Thank you so much for the night out last week. I'm sorry it's taken me so long to get back to you. It ended up being a busy week.

I had a really nice time last Wednesday. I've decided to see someone more seriously so I don't think I'd be up for another date.

You should definitely try one of the group runs that the MCRRC has. Perhaps we'll see each other there.

Good luck and thanks,

------ (Miss Scarlett's real name)

So maybe it was only a half truth/half lie. I basically sent the same thing to C - but nothing about the MCRRC (a running club) and I was more forceful on we won't be having another date.

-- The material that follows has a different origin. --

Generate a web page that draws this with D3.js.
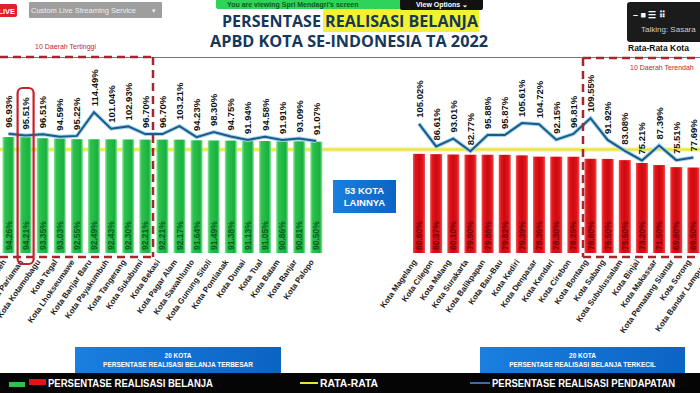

I'm wavering on B right now. I kind of just want another date to have another date. It doesn't necessarily have to be with B (women - such shallow and evil creatures). Do I wait it out for next week with someone new or just plan something else with him??? Miranda want do you think? (She's singing about getting out of town away from a man).

Great!



A few changes to the blog

So as you might have noticed I've made a few changes to my blog. I changed my pen name (a few times) and I'm thinking about changing the theme of my blog. I'm currently looking at artwork.

But don't worry contents are all there. And you all still know where to find me.

I'm doing it because I'm thinking about submitting it to some blogging groups, Facebook, and stuff so I can get more readers. Your comments have all been so positive so why not?!

So I need to disguise myself alittle more. I'm starting to get paranoid.